IV. Of the Subalterns: _If the Universal (A or E) be true the Particular (I or O) must be true_. As for instance, if (A) “All A is B” is true, then (I) “Some A is B” must also be true; also, if (E) “No A is B” is true, then “Some A is not B” must also be true. The Universal carries the particular within its truth and meaning. But; _If the Universal is false, the particular may be true or it may be false_. As for instance (A) “All A is B” may be false, and yet (I) “Some A is B” may be either true or false, without being determined by the (A) proposition. And, likewise, (E) “No A is B” may be false without determining the truth or falsity of (O) “Some A is not B.”

But: _If the Particular be false, the Universal also must be false_. As for instance, if (I) “Some A is B” is false, then it must follow that (A) “All A is B” must also be false; or if (O) “Some A is not B” is false, then (E) “No A is B” must also be false. But: _The Particular may be true, without rendering the Universal true_. As for instance: (I) “_Some_ A is B” may be true without making true (A) “_All_ A is B;” or (O) “Some A is not B” may be true without making true (E) “No A is B.”

The above rules may be worked out not only with the symbols, as “All A is B,” but also with _any_ Judgments or Propositions, such as “All horses are animals;” “All men are mortal;” “Some men are artists;” etc. The principle involved is identical in each and every case. The “All A is B” symbology is merely adopted for simplicity, and for the purpose of rendering the logical process akin to that of mathematics.
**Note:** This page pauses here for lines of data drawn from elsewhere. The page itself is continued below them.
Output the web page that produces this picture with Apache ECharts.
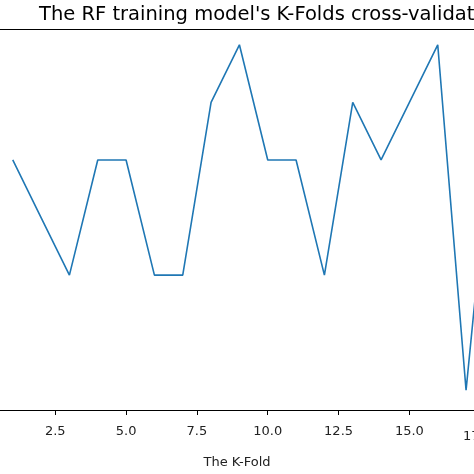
<!DOCTYPE html>
<html><head><meta charset="utf-8">
<script src="https://cdn.jsdelivr.net/npm/echarts@6/dist/echarts.min.js"></script>
<style>html,body{margin:0;padding:0;background:#fff}#c{width:474px;height:474px}</style>
</head><body><div id="c"></div>
<script>
var folds = [1,2,3,4,5,6,7,8,9,10,11,12,13,14,15,16,17,18];
var scores = [0.90,0.85,0.80,0.90,0.90,0.80,0.80,0.95,1.00,0.90,0.90,0.80,0.95,0.90,0.95,1.00,0.70,0.95];
var xTicks = [2.5,5.0,7.5,10.0,12.5,15.0,17.5];
var chart = echarts.init(document.getElementById('c'));
chart.setOption({
  animation:false,
  title:{text:"The RF training model's K-Folds cross-validation",left:34,top:0,
    textStyle:{fontFamily:'DejaVu Sans',fontSize:19.5,fontWeight:'normal',color:'#000'}},
  grid:{left:0,right:0,top:29,bottom:59},
  xAxis:[{type:'value',min:0.55,max:17.28,
    name:'The K-Fold',nameLocation:'middle',nameGap:46,
    nameTextStyle:{fontFamily:'DejaVu Sans',fontSize:13,color:'#222'},
    axisLine:{lineStyle:{color:'#000',width:1}},
    axisTick:{customValues:xTicks,length:5,lineStyle:{color:'#000'}},
    axisLabel:{customValues:xTicks,formatter:function(v){return v.toFixed(1);},fontFamily:'DejaVu Sans',fontSize:13,color:'#222',margin:15},
    splitLine:{show:false}},
   {type:'value',position:'top',min:0.55,max:17.28,axisLine:{show:true,lineStyle:{color:'#000',width:1}},axisTick:{show:false},axisLabel:{show:false},splitLine:{show:false}}],
  yAxis:{type:'value',min:0.68285,max:1.01372,show:false,splitLine:{show:false}},
  graphic:[{type:'text',left:463,top:430,style:{text:'17.5',font:'13px "DejaVu Sans"',fill:'#222'}}],
  series:[{type:'line',data:folds.map(function(f,i){return [f,scores[i]];}),
    symbol:'none',clip:true,lineStyle:{color:'#1f77b4',width:1.6}}]
});
</script></body></html>
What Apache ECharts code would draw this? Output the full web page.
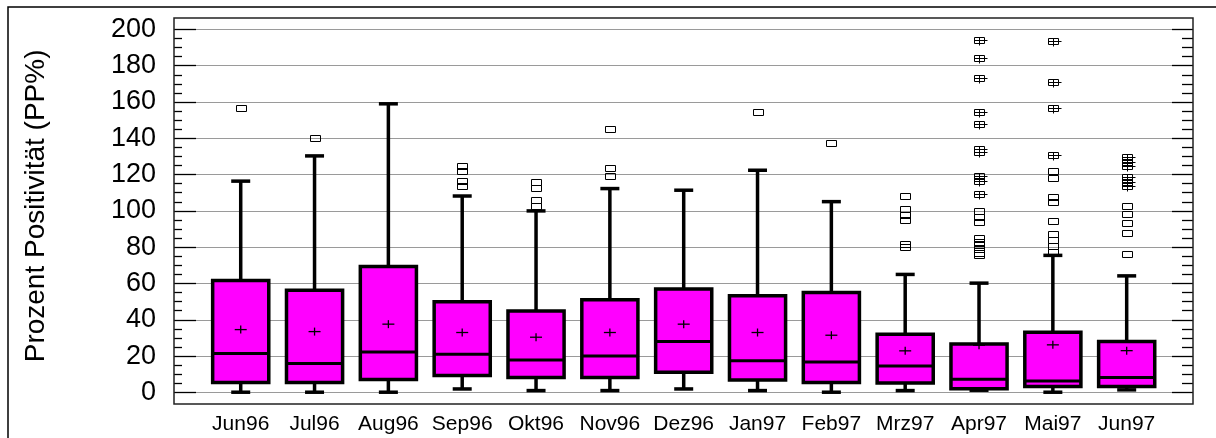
<!DOCTYPE html>
<html>
<head>
<meta charset="utf-8">
<script src="https://cdn.jsdelivr.net/npm/echarts@6/dist/echarts.min.js"></script>
<style>
  html, body { margin: 0; padding: 0; background: #fff; }
  #chart { width: 1216px; height: 438px; }
</style>
</head>
<body>
<div id="chart"></div>
<script>
// Monthly distribution of PP% values (box = quartiles, whiskers, + = mean)
const months = ['Jun96', 'Jul96', 'Aug96', 'Sep96', 'Okt96', 'Nov96', 'Dez96',
                'Jan97', 'Feb97', 'Mrz97', 'Apr97', 'Mai97', 'Jun97'];

const whiskerLow  = [0.1, 0.1, 0.1, 1.9, 1.0, 1.0, 1.9, 1.0, 0.1, 1.0, 1.2, 0.1, 1.4];
const lowerQuart  = [5.4, 5.4, 7.1, 9.3, 8.2, 8.2, 11.1, 6.9, 5.4, 5.2, 2.0, 3.2, 3.2];
const medianVal   = [21.4, 15.9, 22.3, 21.0, 17.9, 20.1, 28.0, 17.4, 16.8, 14.6, 7.2, 6.3, 8.2];
const upperQuart  = [61.6, 56.3, 69.3, 49.9, 44.9, 51.1, 57.0, 53.2, 55.0, 32.1, 26.6, 33.2, 28.0];
const whiskerHigh = [116.4, 130.3, 159.0, 108.2, 100.0, 112.3, 111.4, 122.4, 105.1, 65.0, 60.2, 75.5, 64.2];
const meanVal     = [34.6, 33.5, 37.6, 33.0, 30.4, 33.0, 37.6, 33.0, 31.5, 22.9, 26.0, 26.2, 23.0];

// Outliers beyond the whiskers
const outliers = [
  [156.5],
  [140.2],
  [],
  [124.5, 122.0, 116.5, 113.5],
  [116.0, 112.5, 106.0, 102.5],
  [145.0, 123.5, 119.5],
  [],
  [154.4],
  [137.3],
  [108.0, 101.0, 98.0, 95.0, 82.0, 80.0],
  [100.0, 96.5, 94.0, 85.0, 83.0, 81.0, 79.0, 77.0, 75.5],
  [122.0, 118.0, 107.5, 105.0, 94.5, 87.0, 84.0, 80.5, 77.5],
  [102.5, 98.5, 93.5, 88.0, 76.0]
];
// Extreme outliers (square with cross)
const farOutliers = [
  [], [], [], [], [], [], [], [], [], [],
  [194.0, 184.0, 173.0, 154.7, 147.8, 134.0, 132.5, 119.0, 116.5, 109.5],
  [193.5, 171.0, 156.5, 131.0],
  [129.5, 127.0, 125.0, 118.5, 116.0, 113.5]
];

const yMin = 0, yMax = 200, yStep = 20;
const axisTitle = 'Prozent Positivität (PP%)';
const FONT = '"Liberation Sans", Arial, Helvetica, sans-serif';

const boxData = months.map((m, i) =>
  [i, whiskerLow[i], lowerQuart[i], medianVal[i], upperQuart[i], whiskerHigh[i], meanVal[i]]);

const outlierData = [];
months.forEach((m, i) => {
  outliers[i].forEach(v => outlierData.push([i, v, 0]));
  farOutliers[i].forEach(v => outlierData.push([i, v, 1]));
});

const blk = { stroke: '#000', lineWidth: 3.5 };

function renderBox(params, api) {
  const i = api.value(0);
  const lo = api.coord([i, api.value(1)]);
  const b1 = api.coord([i, api.value(2)]);
  const md = api.coord([i, api.value(3)]);
  const b3 = api.coord([i, api.value(4)]);
  const hi = api.coord([i, api.value(5)]);
  const mn = api.coord([i, api.value(6)]);
  const band = api.size([1, 0])[0];
  const half = band * 0.76 / 2;
  const cap = 9.5;
  const x = lo[0];
  return {
    type: 'group',
    children: [
      { type: 'line', shape: { x1: x, y1: hi[1], x2: x, y2: b3[1] }, style: blk },
      { type: 'line', shape: { x1: x, y1: lo[1], x2: x, y2: b1[1] }, style: blk },
      { type: 'line', shape: { x1: x - cap, y1: hi[1], x2: x + cap, y2: hi[1] }, style: blk },
      { type: 'line', shape: { x1: x - cap, y1: lo[1], x2: x + cap, y2: lo[1] }, style: blk },
      { type: 'rect', shape: { x: x - half, y: b3[1], width: half * 2, height: b1[1] - b3[1] },
        style: { fill: '#ff00ff', stroke: '#000', lineWidth: 3.5 } },
      { type: 'line', shape: { x1: x - half, y1: md[1], x2: x + half + 1, y2: md[1] }, style: { stroke: '#000', lineWidth: 3 } },
      { type: 'line', shape: { x1: x - 6, y1: mn[1], x2: x + 6, y2: mn[1] }, style: { stroke: '#000', lineWidth: 1.3 } },
      { type: 'line', shape: { x1: x, y1: mn[1] - 4, x2: x, y2: mn[1] + 4 }, style: { stroke: '#000', lineWidth: 1.3 } }
    ]
  };
}

function renderOutlier(params, api) {
  const p = api.coord([api.value(0), api.value(1)]);
  const cx = Math.round(p[0]) + 0.5, cy = Math.round(p[1]) + 0.5;
  const thin = { stroke: '#000', lineWidth: 1, fill: null };
  const kids = [
    { type: 'rect', shape: { x: cx - 5, y: cy - 3, width: 10, height: 6 }, style: thin }
  ];
  if (api.value(2) === 1) {
    kids.push({ type: 'line', shape: { x1: cx, y1: cy - 3, x2: cx, y2: cy + 5 }, style: thin });
    kids.push({ type: 'line', shape: { x1: cx - 5, y1: cy, x2: cx + 8, y2: cy }, style: thin });
  }
  return { type: 'group', children: kids };
}

const chart = echarts.init(document.getElementById('chart'), null, { renderer: 'canvas' });

chart.setOption({
  animation: false,
  backgroundColor: '#fff',
  grid: [
    // scale grid: full frame width, spans 0..200
    { left: 174, width: 1019, top: 29.4, height: 363, containLabel: false },
    // data grid: inset horizontally
    { left: 203.8, width: 959.8, top: 29.4, height: 363, containLabel: false }
  ],
  xAxis: [
    { type: 'value', gridIndex: 0, show: false, min: 0, max: 1 },
    {
      type: 'category', gridIndex: 1, data: months, boundaryGap: true,
      axisLine: { show: false }, axisTick: { show: false }, splitLine: { show: false },
      axisLabel: { color: '#000', fontFamily: FONT, fontSize: 21, margin: 21, interval: 0 }
    }
  ],
  yAxis: [
    {
      type: 'value', gridIndex: 0, position: 'left', min: yMin, max: yMax, interval: yStep,
      name: axisTitle, nameLocation: 'middle', nameGap: 124, nameRotate: 90,
      nameTextStyle: { color: '#000', fontFamily: FONT, fontSize: 28, padding: [0, 0, 0, 10] },
      axisLine: { show: false },
      axisTick: { show: true, inside: true, length: 22, lineStyle: { color: '#000', width: 1.3 } },
      minorTick: { show: true, splitNumber: 4, length: 8, lineStyle: { color: '#000', width: 1.3 } },
      axisLabel: { color: '#000', fontFamily: FONT, fontSize: 27, margin: 18 },
      splitLine: { show: true, lineStyle: { color: '#9a9a9a', width: 1.2 } }
    },
    {
      type: 'value', gridIndex: 0, position: 'right', min: yMin, max: yMax, interval: yStep,
      axisLine: { show: false },
      axisTick: { show: true, inside: true, length: 21, lineStyle: { color: '#000', width: 1.3 } },
      minorTick: { show: true, splitNumber: 4, length: 11, lineStyle: { color: '#000', width: 1.3 } },
      axisLabel: { show: false },
      splitLine: { show: false }
    },
    {
      type: 'value', gridIndex: 1, min: yMin, max: yMax, interval: yStep, show: false
    }
  ],
  graphic: [
    { type: 'rect', silent: true, z: 100,
      shape: { x: 174, y: 18, width: 1019, height: 386 },
      style: { fill: null, stroke: '#222', lineWidth: 1.5 } },
    { type: 'rect', silent: true, z: 100,
      shape: { x: 8, y: 7, width: 1230, height: 450 },
      style: { fill: null, stroke: '#000', lineWidth: 1.5 } }
  ],
  series: [
    {
      type: 'custom', name: 'box', xAxisIndex: 1, yAxisIndex: 2,
      renderItem: renderBox, data: boxData, z: 5,
      encode: { x: 0, y: [1, 2, 3, 4, 5, 6] }
    },
    {
      type: 'custom', name: 'outlier', xAxisIndex: 1, yAxisIndex: 2,
      renderItem: renderOutlier, data: outlierData, z: 6,
      encode: { x: 0, y: 1 }
    }
  ]
});
</script>
</body>
</html>
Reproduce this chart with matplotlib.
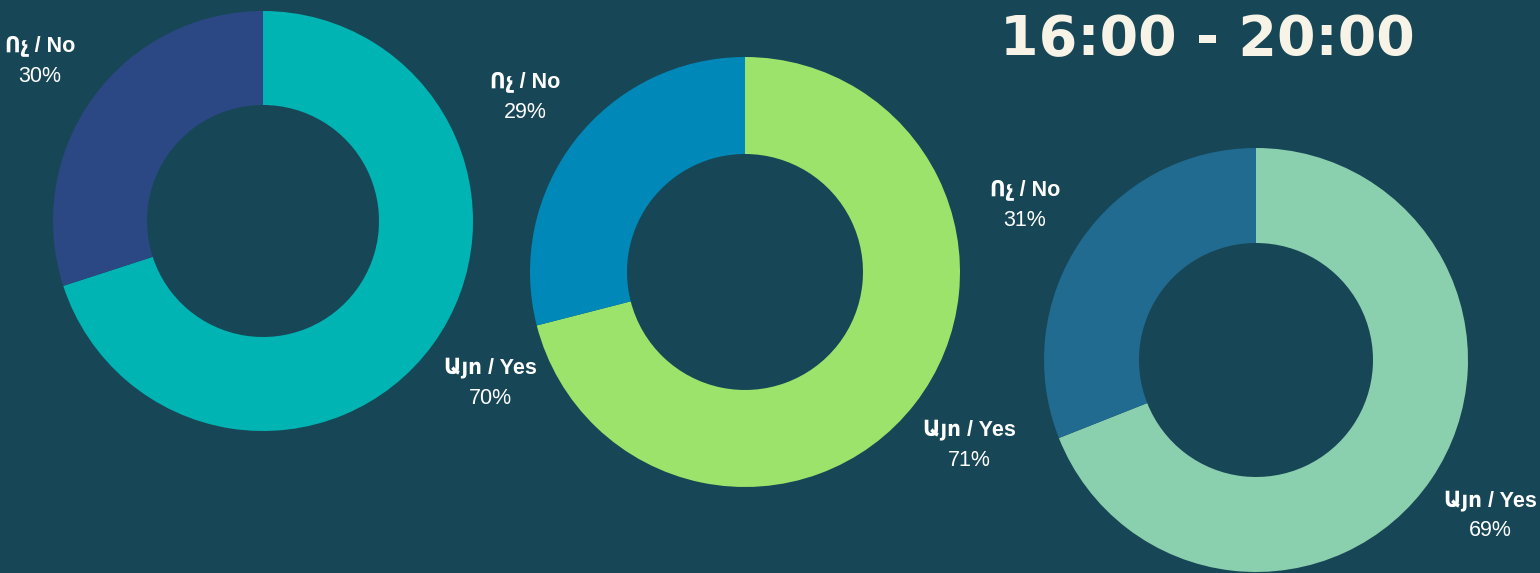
import matplotlib
matplotlib.use("Agg")
import matplotlib.pyplot as plt

W, H = 1540, 573
BG = "#174756"

labels_cat = ["Այո / Yes", "Ոչ / No"]
values_1 = [70, 30]
values_2 = [71, 29]
values_3 = [69, 31]
colors_1 = ["#00B4B4", "#2B4884"]
colors_2 = ["#9BE36A", "#0088B9"]
colors_3 = ["#8ACFAE", "#216A90"]
title = "16:00 - 20:00"

plt.rcParams['font.family'] = ['Liberation Sans', 'DejaVu Sans']

fig = plt.figure(figsize=(W / 100, H / 100), dpi=100, facecolor=BG)
ax = fig.add_axes([0, 0, 1, 1])
ax.set_facecolor(BG)

donuts = [
    (values_1, colors_1, (263, 221), 210, 94,
     [(490, 368), (40, 46)]),
    (values_2, colors_2, (745, 272), 215, 97,
     [(969, 430), (525, 82)]),
    (values_3, colors_3, (1256, 360), 212, 95,
     [(1490, 501), (1025, 190)]),
]

for vals, cols, (cx, cy), r, w, lab_pos in donuts:
    ax.pie(vals, colors=cols, center=(cx, H - cy), radius=r, startangle=90,
           counterclock=False, wedgeprops=dict(width=w, linewidth=0),
           frame=True)
    for name, v, (lx, ly) in zip(labels_cat, vals, lab_pos):
        ax.text(lx, H - ly, name, ha="center", va="center", color="white",
                fontsize=15.5, fontweight="bold")
        ax.text(lx, H - ly - 30, f"{v}%", ha="center", va="center",
                color="white", fontsize=15.5)

ax.text(1207, H - 40, title, ha="center", va="center", color="#F7F3E6",
        fontsize=40, fontweight="bold", family=["DejaVu Sans"])

ax.set_xlim(0, W)
ax.set_ylim(0, H)
ax.set_aspect("auto")
ax.axis("off")

fig.savefig("out.png", dpi=100, facecolor=BG)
The letters play the same part that the numerals or figures do in arithmetic or the _a_, _b_, _c_; _x_, _y_, _z_, in algebra. Thinking in symbols tends toward clearness of thought and reasoning.

_Exercise_: Let the student apply the principles of Opposition by using any of the above judgments mentioned in the preceding paragraph, in the direction of erecting a Square of Opposition of them, after having attached the symbolic letters A, E, I and O, to the appropriate forms of the propositions.

Then let him work out the following problems from the Tables and Square given in this chapter.

1. If “A” is true; show what follows for E, I and O. Also what follows if “A” be _false_.

2. If “E” is true; show what follows for A, I and O. Also what follows if “E” be _false_.

3. If “I” is true; show what follows for A, E and O. Also what follows if “I” be _false_.

4. If “O” is true; show what follows for A, E and I. Also what happens if “O” be _false_.

CONVERSION OF JUDGMENTS

Judgments are capable of the process of Conversion, or _the change of place of subject and predicate_. Hyslop says: “Conversion is the transposition of subject and predicate, or the process of immediate inference by which we can infer from a given preposition another having the predicate of the original for its subject, and the subject of the original for its predicate.” The process of converting a proposition seems simple at first thought but a little consideration will show that there are many difficulties in the way. For instance, while it is a true judgment that “All _horses_ are _animals_,” it is not a correct Derived Judgment or Inference that “All _animals_ are _horses_.” The same is true of the possible conversion of the judgment “All biscuit is bread” into that of “All bread is biscuit.” There are certain rules to be observed in Conversion, as we shall see in a moment.

The Subject of a judgment is, of course, _the term of which something is affirmed_; and the Predicate is _the term expressing that which is affirmed of the Subject_. The Predicate is really an expression of an _attribute_ of the Subject. Thus when we say “All horses are animals” we express the idea that _all horses_ possess the _attribute_ of “animality;” or when we say that “Some men are artists,” we express the idea that _some men_ possess the _attributes_ or qualities included in the concept “artist.” In Conversion, the original judgment is called the Convertend; and the new form of judgment, resulting from the conversion, is called the Converse. Remember these terms, please.

The two Rules of Conversion, stated in simple form, are as follows:

I. Do not change the quality of a judgment. The quality of the converse must remain the same as that of the convertend.